If she can't influence policy at the highest level there, she hasn't ruled out turning to politics. She stood for the Maori Party in the 2014 General Election, finishing fourth with 546 votes.
Deciding she needed fresh horizons, she first applied for the job of Children's Commissioner to replace the departing Russell Wills. She was shortlisted and interviewed, but didn't get it.
"Losing out to Judge Andrew Becroft - you can't bum out about that," she said.
Ms Tuaine has been at Te Oranganui for four years, starting when there were 150 staff sited in three different places. Now there are 170, all together at the Tupoho Community Complex.
Her main focus has been to get Whanau Ora practice adopted in all the services so that lives are transformed. She's also wanted a measurable increase in service quality.

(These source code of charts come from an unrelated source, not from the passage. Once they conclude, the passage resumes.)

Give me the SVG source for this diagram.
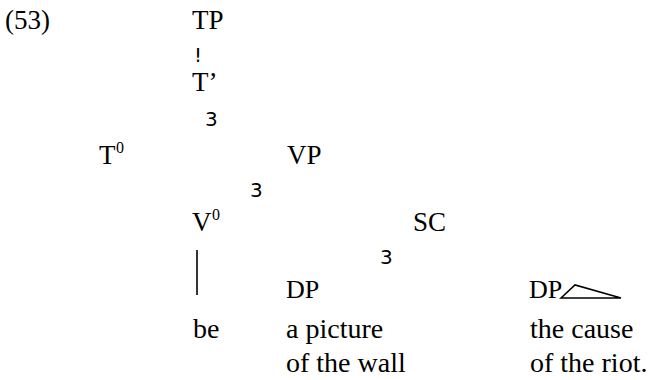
<svg xmlns="http://www.w3.org/2000/svg" width="651" height="380" viewBox="0 0 651 380">
<style>
.t{font-family:"Liberation Serif","Times New Roman",serif;font-size:27px;fill:#000}
.d{font-family:"Liberation Serif","Times New Roman",serif;font-size:26px;fill:#000}
.w{font-family:"Liberation Serif","Times New Roman",serif;font-size:28px;fill:#000}
.s{font-family:"Liberation Serif","Times New Roman",serif;font-size:16px;fill:#000}
.b{font-family:"DejaVu Sans",sans-serif;font-size:20px;fill:#000}
.ln{stroke:#000;stroke-width:1.6;fill:none}
</style>
<rect width="651" height="380" fill="#fff"/>
<text class="t" x="5" y="29">(53)</text>
<g id="TP"><text class="t" x="192" y="29">TP</text></g>
<g id="Tbar"><text class="t" x="192" y="91">T’</text></g>
<g id="T0"><text class="t" x="99" y="164">T</text><text class="s" x="116" y="153">0</text></g>
<g id="VP"><text class="t" x="287" y="164">VP</text></g>
<g id="V0"><text class="t" x="192" y="231">V</text><text class="s" x="212" y="220">0</text></g>
<g id="SC"><text class="t" x="413" y="231">SC</text></g>
<g id="DP1"><text class="d" x="286" y="298">DP</text><text class="w" x="286" y="338">a picture</text><text class="w" x="286" y="372">of the wall</text></g>
<g id="DP2"><text class="d" x="529" y="298">DP</text><text class="w" x="530" y="338">the cause</text><text class="w" x="530" y="372">of the riot.</text></g>
<g id="be"><text class="w" x="193" y="338">be</text></g>
<g id="connectors">
<text class="b" x="194" y="62">!</text>
<text class="b" x="205" y="126">3</text>
<text class="b" x="250" y="197">3</text>
<text class="b" x="380" y="264">3</text>
<line class="ln" x1="197" y1="250" x2="197" y2="295"/>
<polygon class="ln" points="561,298 575,285 621,298"/>
</g>
</svg>
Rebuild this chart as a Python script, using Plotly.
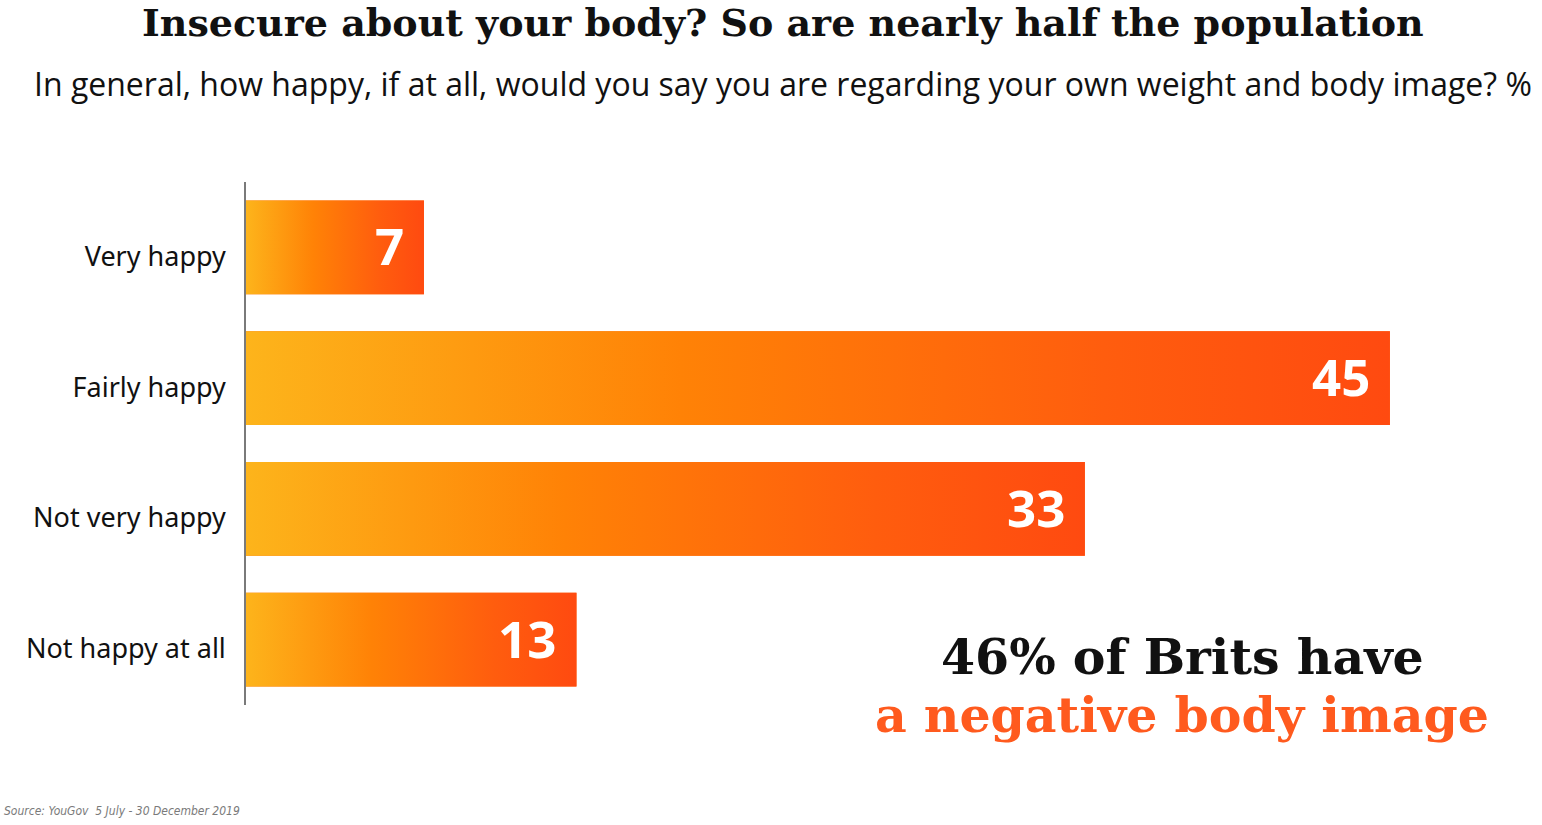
import plotly.graph_objects as go

categories = ["Very happy", "Fairly happy", "Not very happy", "Not happy at all"]
values = [7, 45, 33, 13]

title_text = "Insecure about your body? So are nearly half the population"
subtitle_text = "In general, how happy, if at all, would you say you are regarding your own weight and body image? %"
callout_line1 = "46% of Brits have"
callout_line2 = "a negative body image"
source_text = "Source: YouGov  5 July - 30 December 2019"

BAR_HALF = 0.359
gradient_scale = [[0, "#FDB41B"], [0.38, "#FF8206"], [0.75, "#FF5D0E"], [1, "#FF4A10"]]

PLOT_L, PLOT_T, PLOT_W, PLOT_H = 246, 182, 1271, 523.5
W, H = 1542, 825

def px(x):
    return (x - PLOT_L) / PLOT_W

def py(y):
    return 1 - (y - PLOT_T) / PLOT_H

fig = go.Figure()
ypos = list(range(len(categories)))

fig.add_trace(go.Bar(
    x=values, y=ypos, orientation="h", width=2 * BAR_HALF,
    marker=dict(color="#FF6A0A", line=dict(width=0)),
    hoverinfo="skip", showlegend=False,
))

for i, v in enumerate(values):
    fig.add_trace(go.Scatter(
        x=[0, v, v, 0, 0],
        y=[i - BAR_HALF, i - BAR_HALF, i + BAR_HALF, i + BAR_HALF, i - BAR_HALF],
        mode="lines", line=dict(width=0), fill="toself",
        fillgradient=dict(type="horizontal", colorscale=gradient_scale),
        hoverinfo="skip", showlegend=False,
    ))
    fig.add_annotation(
        x=v, y=i, text=str(v), showarrow=False, xanchor="right", yanchor="middle",
        xshift=-18, yshift=2, font=dict(family="Noto Sans", size=51, color="white", weight="bold"),
    )

fig.update_layout(
    width=W, height=H,
    margin=dict(l=PLOT_L, r=W - PLOT_L - PLOT_W, t=PLOT_T, b=H - PLOT_T - PLOT_H),
    paper_bgcolor="white", plot_bgcolor="white",
    showlegend=False,
    xaxis=dict(range=[0, 50], visible=False, fixedrange=True),
    yaxis=dict(
        range=[3.5, -0.5], tickvals=ypos, ticktext=categories,
        tickfont=dict(family="Noto Sans", size=27, color="#111"),
        showgrid=False, zeroline=False, showline=True, linecolor="#7a7a7a", linewidth=1.5,
        ticks="", ticklabelstandoff=13, ticklabelshift=-9, fixedrange=True,
    ),
)

fig.add_annotation(
    xref="paper", yref="paper", x=px(783), y=py(22),
    text="<b>" + title_text + "</b>", showarrow=False, xanchor="center", yanchor="middle",
    font=dict(family="DejaVu Serif", size=38, color="#111"),
)
fig.add_annotation(
    xref="paper", yref="paper", x=px(783), y=py(83),
    text=subtitle_text, showarrow=False, xanchor="center", yanchor="middle",
    font=dict(family="Open Sans", size=32, color="#111"),
)
fig.add_annotation(
    xref="paper", yref="paper", x=px(1182), y=py(657),
    text="<b>" + callout_line1 + "</b>", showarrow=False, xanchor="center", yanchor="middle",
    font=dict(family="DejaVu Serif", size=49, color="#111"),
)
fig.add_annotation(
    xref="paper", yref="paper", x=px(1182), y=py(716),
    text="<b>" + callout_line2 + "</b>", showarrow=False, xanchor="center", yanchor="middle",
    font=dict(family="DejaVu Serif", size=49, color="#FF5A1E"),
)
fig.add_annotation(
    xref="paper", yref="paper", x=px(2), y=py(812),
    text="<i>" + source_text + "</i>", showarrow=False, xanchor="left", yanchor="middle",
    font=dict(family="Liberation Sans Narrow, DejaVu Sans Condensed, Noto Sans", size=12, color="#7a7a7a"),
)

fig.write_html(
    "out.html",
    config={"displayModeBar": False},
    post_script="document.body.style.margin='0';document.body.style.overflow='hidden';",
)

"Government requires you to count what you do, not measure it. Measuring outcomes requires you to tell a story.
"It's a bit of a longer game than just saying how many people you visit each week." Moving from managing five people at the Whanganui River Maori Trust Board to managing 150 was a big jump, but she said the principles were the same.
"You need a good vision and you need to be able to articulate that to your team."
She's had no trouble delegating.
"I've got a really good set of managers here.
"I like to operate quite an empowered management style. I let them get on with doing what they need to do, and I focus on our relationships."
The main relationships have been with Whanganui District Health Board and the Whanganui Regional Health Network.
Ms Tuaine has had other roles too, often to do with finance and policy.
She has been a member of the iwi leaders' group that governs Whanau Ora nationally. Te Oranganui's next chief executive, Frana Chase, is to take over that role.
Ms Tuaine has chaired the group that manages the Whanganui tribes' cash fisheries asset, growing it from $300,000 to nearly $2 million. She plans to carry on with that.
"We have to make sure we use it wisely, invest for the future."
She's also one of the people entrusted with managing the tribes' Whanganui River Settlement money. She's planning to carry on with that while working in Wellington, returning at weekends to contribute and "stay real".
Also during her time at Te Oranganui she finished a Masters degree in business administration at Massey University.
She expects to feel sad on her last day on the job, but knows change will be refreshing. Some of her people, especially the old ladies, have given her "a few smacks" for leaving.
"People spend about 10 seconds congratulating me and 10 minutes on 'What are we going to do?' No one's indispensable," she said.
While at Te Puni Kokiri she wants to embed Whanau Ora into New Zealand social policy, and take a hand in shaping the social service changes Government has begun.